▸ Problem to work on
Shown below is a listing with pictures; reproduce exactly, and only, the lines between the ones containing "Rebuild this chart" and "fig = go.Figure()", inclusive, leaving the pictures out.

[Stored data]
'''

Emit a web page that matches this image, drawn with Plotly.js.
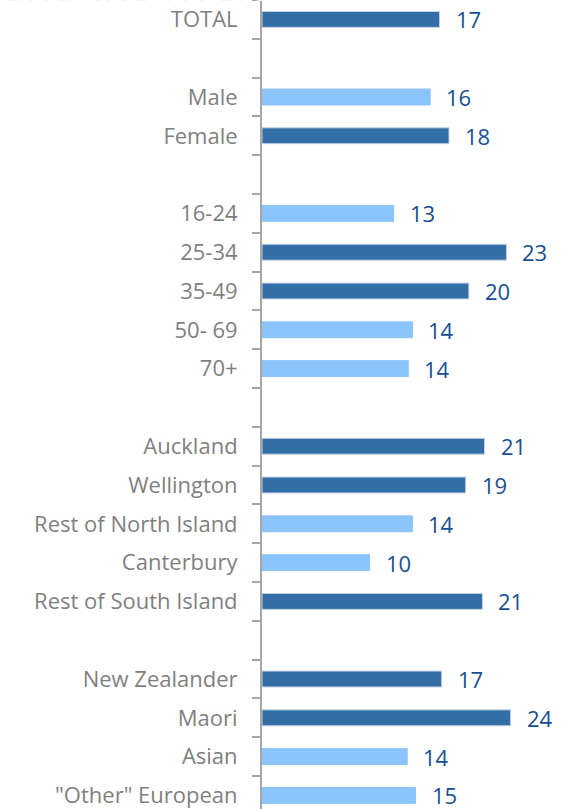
<!DOCTYPE html>
<html>
<head>
<meta charset="utf-8">
<script src="https://cdn.plot.ly/plotly-3.0.1.min.js"></script>
<style>html,body{margin:0;padding:0;background:#fff;}#chart{width:566px;height:809px;}</style>
</head>
<body>
<div id="chart"></div>
<script>
// Categories (blank entries are spacer rows between groups)
const categories = ["TOTAL", " ", "Male", "Female", "  ", "16-24", "25-34", "35-49", "50- 69", "70+", "   ",
  "Auckland", "Wellington", "Rest of North Island", "Canterbury", "Rest of South Island", "    ",
  "New Zealander", "Maori", "Asian", "\"Other\" European"];
// Bar lengths (null for spacer rows)
const values = [17.0, null, 16.1, 17.9, null, 12.6, 23.4, 19.8, 14.4, 14.0, null,
  21.3, 19.5, 14.4, 10.3, 21.1, null, 17.2, 23.8, 13.9, 14.7];
// Displayed value labels
const labels = ["17", "", "16", "18", "", "13", "23", "20", "14", "14", "",
  "21", "19", "14", "10", "21", "", "17", "24", "14", "15"];
// Which bars are drawn in the darker shade
const highlighted = [true, false, false, true, false, false, true, true, false, false, false,
  true, true, false, false, true, false, true, true, false, false];
const titleText = "and the rivers";

const DARK = "#336ea6", LIGHT = "#8ac4fb";
const FONT = "'Open Sans', sans-serif";
const colors = highlighted.map(h => h ? DARK : LIGHT);
const lineColors = highlighted.map(h => h ? "#c5d3e4" : LIGHT);

const annotations = [];
categories.forEach((c, i) => {
  if (values[i] === null) return;
  annotations.push({
    x: values[i], y: c, xref: "x", yref: "y", text: labels[i], showarrow: false,
    xanchor: "left", yanchor: "middle", xshift: 14,
    font: {family: FONT, size: 22, color: "#164f91"}
  });
});
annotations.push({
  x: 0, y: 1, xref: "paper", yref: "paper", text: titleText, showarrow: false,
  xanchor: "left", yanchor: "middle", xshift: -262, yshift: 16,
  font: {family: FONT, size: 42, color: "#f4f4f4"}
});

const trace = {
  type: "bar", orientation: "h", x: values, y: categories,
  marker: {color: colors, line: {color: lineColors, width: 1}},
  hoverinfo: "none", cliponaxis: false
};

const layout = {
  width: 566, height: 809,
  margin: {l: 262, r: 0, t: 0, b: 0, pad: 0},
  paper_bgcolor: "#fff", plot_bgcolor: "#fff",
  bargap: 0.59, showlegend: false,
  xaxis: {range: [0, 29.1], showgrid: false, zeroline: false, showticklabels: false, ticks: "", showline: false, fixedrange: true},
  yaxis: {
    type: "category", categoryorder: "array", categoryarray: categories,
    range: [20.35, -0.5],
    showgrid: false, zeroline: false,
    showline: true, linecolor: "#a6a6a6", linewidth: 2,
    ticks: "outside", ticklen: 8, tickwidth: 2, tickcolor: "#a6a6a6",
    tickson: "boundaries", ticklabelstandoff: 18,
    tickfont: {family: FONT, size: 22, color: "#7f7f7f"},
    fixedrange: true
  },
  annotations: annotations
};

Plotly.newPlot("chart", [trace], layout, {displayModeBar: false, staticPlot: true});
</script>
</body>
</html>
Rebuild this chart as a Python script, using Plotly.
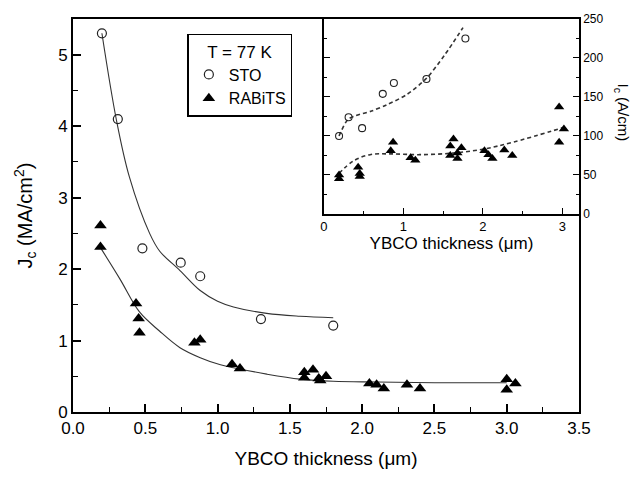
import plotly.graph_objects as go

# ---------------- data ----------------
# main panel: Jc (MA/cm^2) vs YBCO thickness (um)
sto_x = [0.20, 0.31, 0.48, 0.745, 0.88, 1.30, 1.80]
sto_jc = [5.30, 4.10, 2.29, 2.09, 1.90, 1.30, 1.21]

rab_x = [0.19, 0.19, 0.436, 0.454, 0.46, 0.84, 0.88, 1.10, 1.155,
         1.60, 1.60, 1.66, 1.70, 1.71, 1.75, 2.05, 2.10, 2.15, 2.31, 2.40,
         3.00, 3.00, 3.06]
rab_jc = [2.61, 2.31, 1.52, 1.31, 1.11, 0.97, 1.01, 0.67, 0.61,
          0.555, 0.48, 0.59, 0.47, 0.44, 0.50, 0.40, 0.38, 0.33, 0.38, 0.33,
          0.46, 0.31, 0.40]

# fitted curves as traced on the picture
sto_fit_x = [0.20, 0.30, 0.39, 0.53, 0.60, 0.74, 0.88, 1.00, 1.11, 1.34, 1.57, 1.80]
sto_fit_y = [5.30, 4.09, 3.29, 2.50, 2.25, 1.98, 1.70, 1.55, 1.47, 1.38, 1.34, 1.32]

rab_fit_x = [0.19, 0.325, 0.46, 0.60, 0.74, 0.88, 1.02, 1.11, 1.34, 1.57, 1.80, 2.10, 2.50, 3.00]
rab_fit_y = [2.30, 1.86, 1.40, 1.13, 0.90, 0.76, 0.66, 0.62, 0.53, 0.46, 0.43, 0.42, 0.41, 0.41]

# inset: Ic (A/cm) vs thickness
in_sto_x = [0.19, 0.31, 0.48, 0.74, 0.88, 1.29, 1.78]
in_sto_ic = [100, 124, 110, 154, 168, 173, 225]

in_rab_x = [0.19, 0.19, 0.43, 0.45, 0.45, 0.84, 0.87, 1.09, 1.15,
            1.59, 1.59, 1.63, 1.68, 1.68, 1.73, 2.02, 2.07, 2.12, 2.27, 2.37,
            2.96, 2.96, 3.02]
in_rab_ic = [50, 45, 60, 52, 48, 81, 92, 72, 69,
             87, 75, 96, 78, 71, 85, 81, 76, 71, 82, 75,
             137, 92, 109]

in_sto_fit_x = [0.19, 0.30, 0.40, 0.60, 0.79, 1.04, 1.29, 1.52, 1.75]
in_sto_fit_y = [100, 121, 126, 132, 140, 153, 174, 204, 239]

in_rab_fit_x = [0.19, 0.37, 0.58, 0.84, 1.20, 1.62, 2.00, 2.38, 3.02]
in_rab_fit_y = [52, 68, 76, 77, 76, 78, 83, 92, 111]

FONT = "Liberation Sans, Arial, sans-serif"
LINE = "#333333"

fig = go.Figure()

# main fits
fig.add_trace(go.Scatter(x=sto_fit_x, y=sto_fit_y, mode="lines", line=dict(color=LINE, width=1.1, shape="spline"),
                         showlegend=False, hoverinfo="skip"))
fig.add_trace(go.Scatter(x=rab_fit_x, y=rab_fit_y, mode="lines", line=dict(color=LINE, width=1.1, shape="spline"),
                         showlegend=False, hoverinfo="skip"))
# main points
fig.add_trace(go.Scatter(x=sto_x, y=sto_jc, mode="markers", name="STO",
                         marker=dict(symbol="circle-open", size=9, color="#222222", line=dict(width=1.2))))
fig.add_trace(go.Scatter(x=rab_x, y=rab_jc, mode="markers", name="RABiTS",
                         marker=dict(symbol="triangle-up", size=11, color="black")))

# inset fits
fig.add_trace(go.Scatter(x=in_sto_fit_x, y=in_sto_fit_y, xaxis="x2", yaxis="y2", mode="lines",
                         line=dict(color=LINE, width=1.6, dash="4px,3px", shape="spline", smoothing=0.8),
                         showlegend=False, hoverinfo="skip"))
fig.add_trace(go.Scatter(x=in_rab_fit_x, y=in_rab_fit_y, xaxis="x2", yaxis="y2", mode="lines",
                         line=dict(color=LINE, width=1.6, dash="4px,3px", shape="spline"),
                         showlegend=False, hoverinfo="skip"))
# inset points
fig.add_trace(go.Scatter(x=in_sto_x, y=in_sto_ic, xaxis="x2", yaxis="y2", mode="markers", showlegend=False,
                         marker=dict(symbol="circle-open", size=7, color="#222222", line=dict(width=1.1))))
fig.add_trace(go.Scatter(x=in_rab_x, y=in_rab_ic, xaxis="x2", yaxis="y2", mode="markers", showlegend=False,
                         marker=dict(symbol="triangle-up", size=9, color="black")))

axis_common = dict(showgrid=False, zeroline=False, showline=True, linecolor="black",
                   ticks="inside", tickcolor="black")

fig.update_layout(
    width=635, height=479,
    margin=dict(l=73, r=56, t=13, b=67),
    paper_bgcolor="white", plot_bgcolor="white",
    font=dict(family=FONT, color="black", size=17),
    xaxis=dict(**axis_common, domain=[0, 1], range=[0, 3.5], dtick=0.5, tickformat=".1f",
               linewidth=2, mirror=True, ticklen=8, tickwidth=1.5,
               minor=dict(dtick=0.25, ticks="inside", ticklen=5, tickcolor="black", tickwidth=1.2),
               tickfont=dict(size=17),
               title=dict(text="YBCO thickness (μm)", font=dict(size=19), standoff=14)),
    yaxis=dict(**axis_common, domain=[0, 1], range=[0, 5.5], dtick=1,
               linewidth=2, mirror=True, ticklen=8, tickwidth=1.5,
               minor=dict(dtick=0.5, ticks="inside", ticklen=5, tickcolor="black", tickwidth=1.2),
               tickfont=dict(size=17),
               title=dict(text="J<sub>c</sub> (MA/cm<sup>2</sup>)", font=dict(size=20), standoff=20)),
    xaxis2=dict(**axis_common, domain=[0.496, 1], range=[0, 3.21], dtick=1, anchor="y2",
                linewidth=1.5, mirror=True, ticklen=6, tickwidth=1.2,
                minor=dict(dtick=0.5, ticks="inside", ticklen=3, tickcolor="black"),
                tickfont=dict(size=13),
                title=dict(text="YBCO thickness (μm)", font=dict(size=17), standoff=2)),
    yaxis2=dict(**axis_common, domain=[0.504, 1], range=[0, 250], dtick=50, anchor="x2", side="right",
                linewidth=1.5, mirror="ticks", ticklen=6, tickwidth=1.2,
                minor=dict(dtick=25, ticks="inside", ticklen=3, tickcolor="black"),
                tickfont=dict(size=12)),
    legend=dict(x=0.226, y=0.962, xanchor="left", yanchor="top",
                bordercolor="black", borderwidth=1.5, bgcolor="white",
                font=dict(size=16), itemwidth=30, tracegroupgap=0,
                title=dict(text="T = 77 K", side="top center", font=dict(size=17))),
    annotations=[
        dict(text="I<sub>c</sub> (A/cm)", xref="paper", yref="paper", x=1.085, y=0.762,
             textangle=90, showarrow=False, font=dict(size=15), xanchor="center", yanchor="middle"),
    ],
)

fig.write_html("out.html")
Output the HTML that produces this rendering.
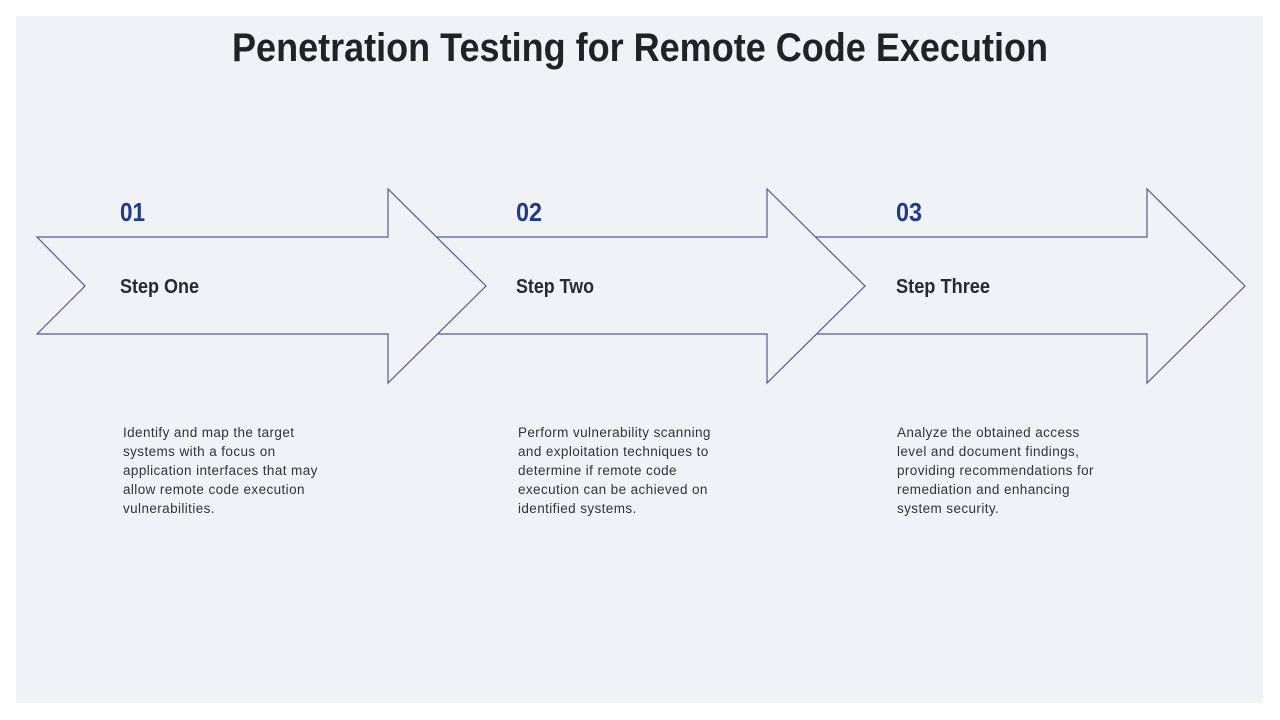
<!DOCTYPE html>
<html><head><meta charset="utf-8"><style>
html,body{margin:0;padding:0;background:#fff;}
svg{display:block;}
.n{font-family:"Liberation Sans Narrow","Liberation Sans",sans-serif;font-weight:bold;}
.b{font-family:"Liberation Sans",sans-serif;font-size:13.5px;fill:#333;letter-spacing:0.4px;}
</style></head><body>
<svg width="1280" height="720" viewBox="0 0 1280 720" xmlns="http://www.w3.org/2000/svg">
<rect x="0" y="0" width="1280" height="720" fill="#fff"/>
<rect x="16" y="16" width="1247" height="687" fill="#f0f2f6"/>
<text class="n" x="640" y="61" text-anchor="middle" font-size="40" fill="#222" textLength="816" lengthAdjust="spacingAndGlyphs">Penetration Testing for Remote Code Execution</text>
<g fill="#f0f2f6" stroke="#4d5c9c" stroke-width="1.2">
<polygon points="796,237 1147,237 1147,189 1245,286 1147,383 1147,334 796,334 844,286"/>
<polygon points="416,237 767,237 767,189 865,286 767,383 767,334 416,334 464,286"/>
<polygon points="37,237 388,237 388,189 486,286 388,383 388,334 37,334 85,286"/>
</g>
<g class="n" font-size="26" fill="#1f3a8a">
<text x="120" y="221" textLength="25" lengthAdjust="spacingAndGlyphs">01</text>
<text x="516" y="221" textLength="26" lengthAdjust="spacingAndGlyphs">02</text>
<text x="896" y="221" textLength="26" lengthAdjust="spacingAndGlyphs">03</text>
</g>
<g class="n" font-size="20" fill="#2a2a2e">
<text x="120" y="293" textLength="79" lengthAdjust="spacingAndGlyphs">Step One</text>
<text x="516" y="293" textLength="78" lengthAdjust="spacingAndGlyphs">Step Two</text>
<text x="896" y="293" textLength="94" lengthAdjust="spacingAndGlyphs">Step Three</text>
</g>
<g class="b">
<text x="123" y="437">Identify and map the target</text>
<text x="123" y="456">systems with a focus on</text>
<text x="123" y="475">application interfaces that may</text>
<text x="123" y="494">allow remote code execution</text>
<text x="123" y="513">vulnerabilities.</text>
<text x="518" y="437">Perform vulnerability scanning</text>
<text x="518" y="456">and exploitation techniques to</text>
<text x="518" y="475">determine if remote code</text>
<text x="518" y="494">execution can be achieved on</text>
<text x="518" y="513">identified systems.</text>
<text x="897" y="437">Analyze the obtained access</text>
<text x="897" y="456">level and document findings,</text>
<text x="897" y="475">providing recommendations for</text>
<text x="897" y="494">remediation and enhancing</text>
<text x="897" y="513">system security.</text>
</g>
</svg>
</body></html>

'''

▸ Result for this task
Rebuild this chart as a Python script, using Plotly.
import plotly.graph_objects as go

# ---------------- data ----------------
# main panel: Jc (MA/cm^2) vs YBCO thickness (um)
sto_x = [0.20, 0.31, 0.48, 0.745, 0.88, 1.30, 1.80]
sto_jc = [5.30, 4.10, 2.29, 2.09, 1.90, 1.30, 1.21]

rab_x = [0.19, 0.19, 0.436, 0.454, 0.46, 0.84, 0.88, 1.10, 1.155,
         1.60, 1.60, 1.66, 1.70, 1.71, 1.75, 2.05, 2.10, 2.15, 2.31, 2.40,
         3.00, 3.00, 3.06]
rab_jc = [2.61, 2.31, 1.52, 1.31, 1.11, 0.97, 1.01, 0.67, 0.61,
          0.555, 0.48, 0.59, 0.47, 0.44, 0.50, 0.40, 0.38, 0.33, 0.38, 0.33,
          0.46, 0.31, 0.40]

# fitted curves as traced on the picture
sto_fit_x = [0.20, 0.30, 0.39, 0.53, 0.60, 0.74, 0.88, 1.00, 1.11, 1.34, 1.57, 1.80]
sto_fit_y = [5.30, 4.09, 3.29, 2.50, 2.25, 1.98, 1.70, 1.55, 1.47, 1.38, 1.34, 1.32]

rab_fit_x = [0.19, 0.325, 0.46, 0.60, 0.74, 0.88, 1.02, 1.11, 1.34, 1.57, 1.80, 2.10, 2.50, 3.00]
rab_fit_y = [2.30, 1.86, 1.40, 1.13, 0.90, 0.76, 0.66, 0.62, 0.53, 0.46, 0.43, 0.42, 0.41, 0.41]

# inset: Ic (A/cm) vs thickness
in_sto_x = [0.19, 0.31, 0.48, 0.74, 0.88, 1.29, 1.78]
in_sto_ic = [100, 124, 110, 154, 168, 173, 225]

in_rab_x = [0.19, 0.19, 0.43, 0.45, 0.45, 0.84, 0.87, 1.09, 1.15,
            1.59, 1.59, 1.63, 1.68, 1.68, 1.73, 2.02, 2.07, 2.12, 2.27, 2.37,
            2.96, 2.96, 3.02]
in_rab_ic = [50, 45, 60, 52, 48, 81, 92, 72, 69,
             87, 75, 96, 78, 71, 85, 81, 76, 71, 82, 75,
             137, 92, 109]

in_sto_fit_x = [0.19, 0.30, 0.40, 0.60, 0.79, 1.04, 1.29, 1.52, 1.75]
in_sto_fit_y = [100, 121, 126, 132, 140, 153, 174, 204, 239]

in_rab_fit_x = [0.19, 0.37, 0.58, 0.84, 1.20, 1.62, 2.00, 2.38, 3.02]
in_rab_fit_y = [52, 68, 76, 77, 76, 78, 83, 92, 111]

FONT = "Liberation Sans, Arial, sans-serif"
LINE = "#333333"

fig = go.Figure()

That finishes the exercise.